(Collected data)
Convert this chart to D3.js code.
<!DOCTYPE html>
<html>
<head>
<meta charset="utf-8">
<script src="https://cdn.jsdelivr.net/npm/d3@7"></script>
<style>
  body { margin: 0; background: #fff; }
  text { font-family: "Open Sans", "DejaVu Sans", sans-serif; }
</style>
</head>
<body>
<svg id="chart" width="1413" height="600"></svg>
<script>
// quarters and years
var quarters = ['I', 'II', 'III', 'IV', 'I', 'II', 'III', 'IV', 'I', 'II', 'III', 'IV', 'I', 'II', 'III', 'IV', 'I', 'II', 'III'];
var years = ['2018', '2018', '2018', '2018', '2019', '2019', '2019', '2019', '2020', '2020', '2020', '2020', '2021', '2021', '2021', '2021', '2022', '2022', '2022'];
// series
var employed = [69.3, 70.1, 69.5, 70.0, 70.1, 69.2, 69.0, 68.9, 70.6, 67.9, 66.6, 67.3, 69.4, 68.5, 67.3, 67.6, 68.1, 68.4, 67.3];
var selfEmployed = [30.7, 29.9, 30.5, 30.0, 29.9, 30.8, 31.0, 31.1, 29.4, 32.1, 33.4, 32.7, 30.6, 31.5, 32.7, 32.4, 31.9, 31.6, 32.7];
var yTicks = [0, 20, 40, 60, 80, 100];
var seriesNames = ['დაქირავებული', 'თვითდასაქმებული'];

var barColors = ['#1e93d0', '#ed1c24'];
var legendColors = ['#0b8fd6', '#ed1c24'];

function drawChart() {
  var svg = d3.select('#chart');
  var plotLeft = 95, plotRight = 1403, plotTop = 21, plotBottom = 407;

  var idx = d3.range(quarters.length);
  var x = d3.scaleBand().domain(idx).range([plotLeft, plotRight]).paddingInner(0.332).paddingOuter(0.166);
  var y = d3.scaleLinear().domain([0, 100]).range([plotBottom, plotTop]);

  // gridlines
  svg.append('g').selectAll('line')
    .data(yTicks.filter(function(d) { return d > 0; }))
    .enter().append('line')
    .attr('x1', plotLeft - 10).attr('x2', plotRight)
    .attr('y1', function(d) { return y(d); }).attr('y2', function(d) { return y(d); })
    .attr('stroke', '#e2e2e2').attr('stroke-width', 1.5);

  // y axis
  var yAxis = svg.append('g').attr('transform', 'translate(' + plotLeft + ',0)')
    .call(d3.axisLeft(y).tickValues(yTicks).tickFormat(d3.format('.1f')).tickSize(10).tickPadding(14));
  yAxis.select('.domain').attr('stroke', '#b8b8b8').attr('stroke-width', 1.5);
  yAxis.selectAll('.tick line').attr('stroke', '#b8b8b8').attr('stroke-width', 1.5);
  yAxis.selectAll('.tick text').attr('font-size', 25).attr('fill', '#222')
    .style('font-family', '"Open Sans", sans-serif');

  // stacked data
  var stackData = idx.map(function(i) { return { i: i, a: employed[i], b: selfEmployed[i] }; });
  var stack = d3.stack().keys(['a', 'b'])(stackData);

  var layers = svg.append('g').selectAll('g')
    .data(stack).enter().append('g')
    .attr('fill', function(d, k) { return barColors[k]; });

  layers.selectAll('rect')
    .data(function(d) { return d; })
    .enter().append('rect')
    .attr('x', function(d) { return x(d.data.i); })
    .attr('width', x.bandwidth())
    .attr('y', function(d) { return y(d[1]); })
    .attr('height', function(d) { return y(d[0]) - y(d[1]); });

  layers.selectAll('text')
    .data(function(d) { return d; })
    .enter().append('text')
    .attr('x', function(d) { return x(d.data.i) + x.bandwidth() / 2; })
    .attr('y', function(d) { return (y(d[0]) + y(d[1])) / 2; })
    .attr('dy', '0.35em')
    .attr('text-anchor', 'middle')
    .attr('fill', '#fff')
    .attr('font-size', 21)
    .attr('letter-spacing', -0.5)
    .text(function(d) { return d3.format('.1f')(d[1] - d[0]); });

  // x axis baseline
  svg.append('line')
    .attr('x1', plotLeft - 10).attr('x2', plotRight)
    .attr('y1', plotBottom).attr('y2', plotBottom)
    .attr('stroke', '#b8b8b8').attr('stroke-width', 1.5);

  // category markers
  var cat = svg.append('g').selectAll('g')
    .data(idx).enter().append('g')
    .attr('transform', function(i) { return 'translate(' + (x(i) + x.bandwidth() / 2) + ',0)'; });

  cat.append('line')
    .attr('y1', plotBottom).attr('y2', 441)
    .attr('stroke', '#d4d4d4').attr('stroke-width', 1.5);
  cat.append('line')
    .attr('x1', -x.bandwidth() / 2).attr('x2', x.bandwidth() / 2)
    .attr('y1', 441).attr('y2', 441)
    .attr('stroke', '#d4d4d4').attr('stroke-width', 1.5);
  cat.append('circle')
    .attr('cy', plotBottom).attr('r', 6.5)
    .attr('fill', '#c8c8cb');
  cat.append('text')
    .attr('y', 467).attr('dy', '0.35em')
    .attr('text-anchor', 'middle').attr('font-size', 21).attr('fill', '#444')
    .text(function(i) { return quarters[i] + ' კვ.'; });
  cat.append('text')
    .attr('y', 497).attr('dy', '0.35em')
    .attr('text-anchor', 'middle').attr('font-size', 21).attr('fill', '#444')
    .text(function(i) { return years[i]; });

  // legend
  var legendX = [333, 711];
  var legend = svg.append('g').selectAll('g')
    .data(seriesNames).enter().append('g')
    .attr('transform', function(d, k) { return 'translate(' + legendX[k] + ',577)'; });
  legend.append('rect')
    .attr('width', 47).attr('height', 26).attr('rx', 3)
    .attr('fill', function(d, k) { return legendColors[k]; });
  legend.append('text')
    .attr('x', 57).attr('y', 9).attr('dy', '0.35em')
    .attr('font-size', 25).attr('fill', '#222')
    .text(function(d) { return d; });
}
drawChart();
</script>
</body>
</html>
==
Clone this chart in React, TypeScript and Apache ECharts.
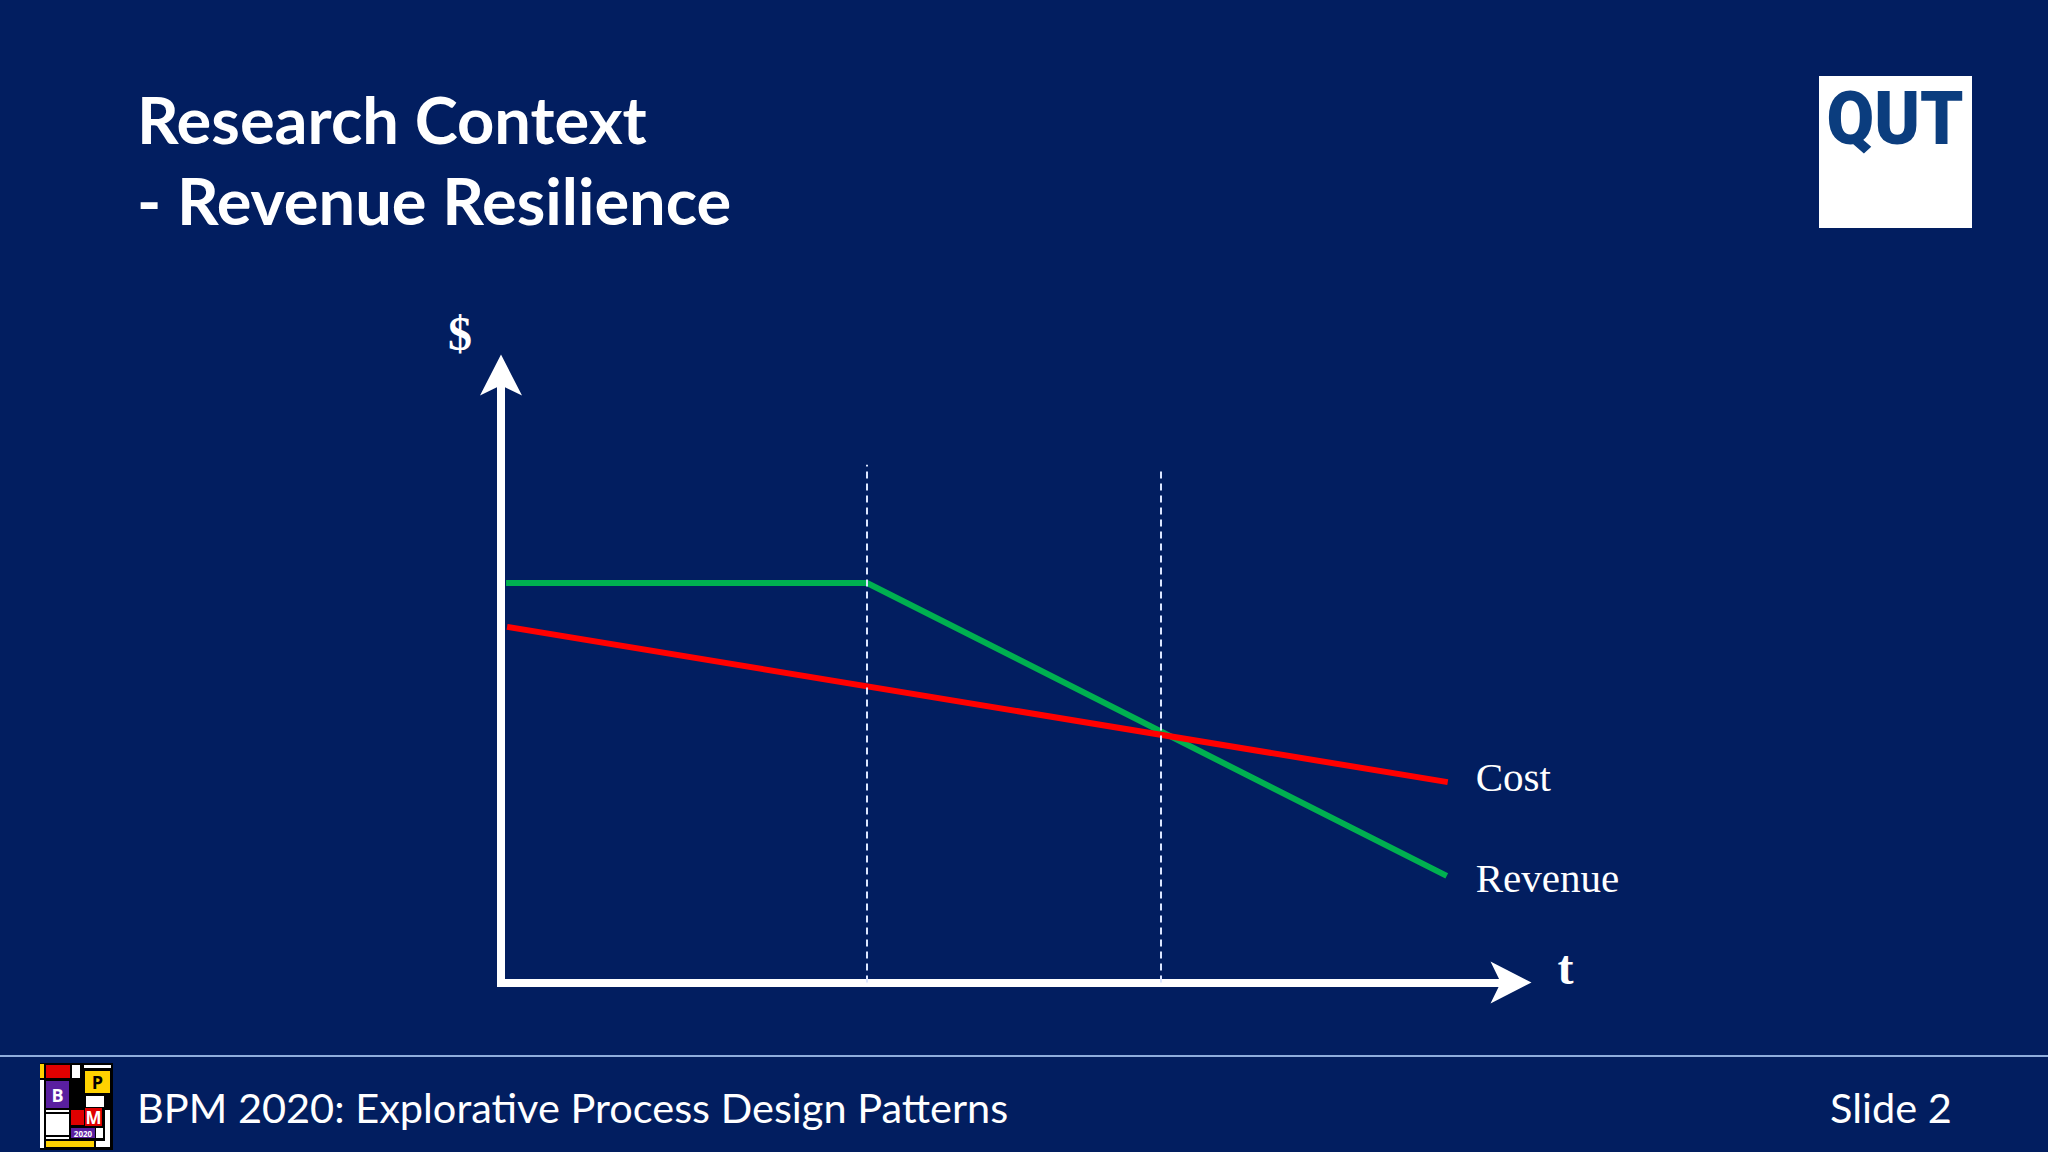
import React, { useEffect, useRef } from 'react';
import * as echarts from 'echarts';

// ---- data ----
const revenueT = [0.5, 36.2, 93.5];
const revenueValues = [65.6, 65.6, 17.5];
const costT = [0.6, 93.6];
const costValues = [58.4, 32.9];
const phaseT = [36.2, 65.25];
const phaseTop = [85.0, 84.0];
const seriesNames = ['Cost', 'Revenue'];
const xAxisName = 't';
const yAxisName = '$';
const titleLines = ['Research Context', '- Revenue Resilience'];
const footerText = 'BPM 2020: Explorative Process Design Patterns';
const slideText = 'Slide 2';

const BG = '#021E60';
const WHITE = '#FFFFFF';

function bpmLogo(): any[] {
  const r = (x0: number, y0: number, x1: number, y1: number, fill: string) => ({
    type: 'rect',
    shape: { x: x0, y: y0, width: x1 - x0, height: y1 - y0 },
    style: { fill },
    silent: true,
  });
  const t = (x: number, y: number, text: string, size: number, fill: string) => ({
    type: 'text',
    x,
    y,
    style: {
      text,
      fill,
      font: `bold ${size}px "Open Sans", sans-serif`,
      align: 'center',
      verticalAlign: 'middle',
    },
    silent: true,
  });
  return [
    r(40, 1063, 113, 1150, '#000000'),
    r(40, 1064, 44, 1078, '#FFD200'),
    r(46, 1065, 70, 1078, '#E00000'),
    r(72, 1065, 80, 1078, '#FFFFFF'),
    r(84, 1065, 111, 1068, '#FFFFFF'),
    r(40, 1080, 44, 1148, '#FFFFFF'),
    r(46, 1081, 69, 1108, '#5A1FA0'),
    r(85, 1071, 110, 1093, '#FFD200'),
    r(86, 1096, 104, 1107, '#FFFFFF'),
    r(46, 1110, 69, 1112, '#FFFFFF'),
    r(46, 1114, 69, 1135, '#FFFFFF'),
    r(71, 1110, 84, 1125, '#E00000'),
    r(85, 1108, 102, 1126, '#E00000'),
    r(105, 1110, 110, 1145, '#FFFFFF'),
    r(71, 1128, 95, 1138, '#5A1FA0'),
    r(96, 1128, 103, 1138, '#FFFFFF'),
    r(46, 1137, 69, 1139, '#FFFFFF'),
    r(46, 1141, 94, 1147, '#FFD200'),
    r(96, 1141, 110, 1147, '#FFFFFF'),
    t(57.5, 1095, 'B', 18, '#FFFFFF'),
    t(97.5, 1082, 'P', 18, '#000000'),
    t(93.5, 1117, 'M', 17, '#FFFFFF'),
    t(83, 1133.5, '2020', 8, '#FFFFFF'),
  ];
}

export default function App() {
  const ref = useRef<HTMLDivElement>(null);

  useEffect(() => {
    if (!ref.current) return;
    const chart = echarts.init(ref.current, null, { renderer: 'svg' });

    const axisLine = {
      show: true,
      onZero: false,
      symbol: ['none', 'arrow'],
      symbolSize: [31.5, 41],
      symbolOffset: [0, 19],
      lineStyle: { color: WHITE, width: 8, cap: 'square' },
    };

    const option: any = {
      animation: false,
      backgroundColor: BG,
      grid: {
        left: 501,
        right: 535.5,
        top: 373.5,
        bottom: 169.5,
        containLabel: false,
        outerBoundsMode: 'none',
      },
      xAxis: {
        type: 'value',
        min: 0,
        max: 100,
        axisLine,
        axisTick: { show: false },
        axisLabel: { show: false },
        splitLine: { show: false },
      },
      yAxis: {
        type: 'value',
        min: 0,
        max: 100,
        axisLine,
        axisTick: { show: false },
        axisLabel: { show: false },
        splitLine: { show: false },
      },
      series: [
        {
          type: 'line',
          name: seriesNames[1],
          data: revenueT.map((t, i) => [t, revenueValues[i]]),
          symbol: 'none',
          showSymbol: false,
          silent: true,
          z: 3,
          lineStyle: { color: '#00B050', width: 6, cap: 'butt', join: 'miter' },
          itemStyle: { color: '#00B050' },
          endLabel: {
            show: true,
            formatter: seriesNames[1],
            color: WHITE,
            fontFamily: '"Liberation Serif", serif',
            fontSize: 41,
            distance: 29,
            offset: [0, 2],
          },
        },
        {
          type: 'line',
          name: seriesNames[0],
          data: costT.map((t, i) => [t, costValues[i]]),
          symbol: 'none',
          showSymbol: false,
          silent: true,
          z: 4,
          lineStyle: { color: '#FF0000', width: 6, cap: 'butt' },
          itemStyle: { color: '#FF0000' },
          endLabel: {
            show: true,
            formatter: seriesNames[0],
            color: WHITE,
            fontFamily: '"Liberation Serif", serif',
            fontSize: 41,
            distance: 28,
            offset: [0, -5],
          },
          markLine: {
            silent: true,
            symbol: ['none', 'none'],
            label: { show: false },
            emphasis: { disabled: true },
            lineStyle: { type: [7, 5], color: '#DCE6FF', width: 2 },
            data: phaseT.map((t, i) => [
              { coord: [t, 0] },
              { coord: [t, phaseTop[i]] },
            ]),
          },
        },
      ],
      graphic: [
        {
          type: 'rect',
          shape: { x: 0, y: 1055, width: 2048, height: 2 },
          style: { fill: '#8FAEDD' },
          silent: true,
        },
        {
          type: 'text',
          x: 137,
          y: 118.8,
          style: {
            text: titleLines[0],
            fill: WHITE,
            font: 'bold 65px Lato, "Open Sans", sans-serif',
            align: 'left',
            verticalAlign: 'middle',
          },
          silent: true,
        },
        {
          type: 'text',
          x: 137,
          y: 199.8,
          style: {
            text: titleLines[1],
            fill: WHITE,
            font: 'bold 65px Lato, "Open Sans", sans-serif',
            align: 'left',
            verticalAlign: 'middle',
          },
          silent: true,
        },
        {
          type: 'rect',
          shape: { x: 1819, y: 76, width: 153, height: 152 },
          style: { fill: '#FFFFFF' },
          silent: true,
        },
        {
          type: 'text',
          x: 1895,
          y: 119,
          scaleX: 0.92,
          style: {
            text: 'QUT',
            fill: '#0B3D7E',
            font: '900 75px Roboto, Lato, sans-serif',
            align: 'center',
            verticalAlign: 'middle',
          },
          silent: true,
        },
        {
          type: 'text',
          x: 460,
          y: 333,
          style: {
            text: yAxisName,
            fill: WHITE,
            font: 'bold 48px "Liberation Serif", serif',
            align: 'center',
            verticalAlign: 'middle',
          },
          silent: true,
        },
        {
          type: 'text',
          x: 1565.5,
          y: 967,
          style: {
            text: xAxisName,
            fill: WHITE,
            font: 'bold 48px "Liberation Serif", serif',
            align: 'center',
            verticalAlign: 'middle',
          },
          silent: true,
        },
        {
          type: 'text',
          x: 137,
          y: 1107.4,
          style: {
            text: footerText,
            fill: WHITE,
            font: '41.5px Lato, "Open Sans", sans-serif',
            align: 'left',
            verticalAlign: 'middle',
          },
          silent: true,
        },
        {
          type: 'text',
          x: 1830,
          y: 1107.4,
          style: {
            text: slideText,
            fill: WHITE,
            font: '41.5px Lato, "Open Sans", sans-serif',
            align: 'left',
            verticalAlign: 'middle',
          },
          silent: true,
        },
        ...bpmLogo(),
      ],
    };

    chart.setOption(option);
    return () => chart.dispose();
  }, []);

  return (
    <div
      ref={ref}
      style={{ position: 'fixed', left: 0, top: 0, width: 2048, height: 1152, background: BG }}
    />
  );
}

◆ Given instruction:
Reproduce only the lines from the one containing "Convert this chart to D3.js code." through the one containing "var seriesNames = ['დაქირავებული', 'თვითდასაქმებული'];", inclusive of both.

◆ Exercise output:
Convert this chart to D3.js code.
<!DOCTYPE html>
<html>
<head>
<meta charset="utf-8">
<script src="https://cdn.jsdelivr.net/npm/d3@7"></script>
<style>
  body { margin: 0; background: #fff; }
  text { font-family: "Open Sans", "DejaVu Sans", sans-serif; }
</style>
</head>
<body>
<svg id="chart" width="1413" height="600"></svg>
<script>
// quarters and years
var quarters = ['I', 'II', 'III', 'IV', 'I', 'II', 'III', 'IV', 'I', 'II', 'III', 'IV', 'I', 'II', 'III', 'IV', 'I', 'II', 'III'];
var years = ['2018', '2018', '2018', '2018', '2019', '2019', '2019', '2019', '2020', '2020', '2020', '2020', '2021', '2021', '2021', '2021', '2022', '2022', '2022'];
// series
var employed = [69.3, 70.1, 69.5, 70.0, 70.1, 69.2, 69.0, 68.9, 70.6, 67.9, 66.6, 67.3, 69.4, 68.5, 67.3, 67.6, 68.1, 68.4, 67.3];
var selfEmployed = [30.7, 29.9, 30.5, 30.0, 29.9, 30.8, 31.0, 31.1, 29.4, 32.1, 33.4, 32.7, 30.6, 31.5, 32.7, 32.4, 31.9, 31.6, 32.7];
var yTicks = [0, 20, 40, 60, 80, 100];
var seriesNames = ['დაქირავებული', 'თვითდასაქმებული'];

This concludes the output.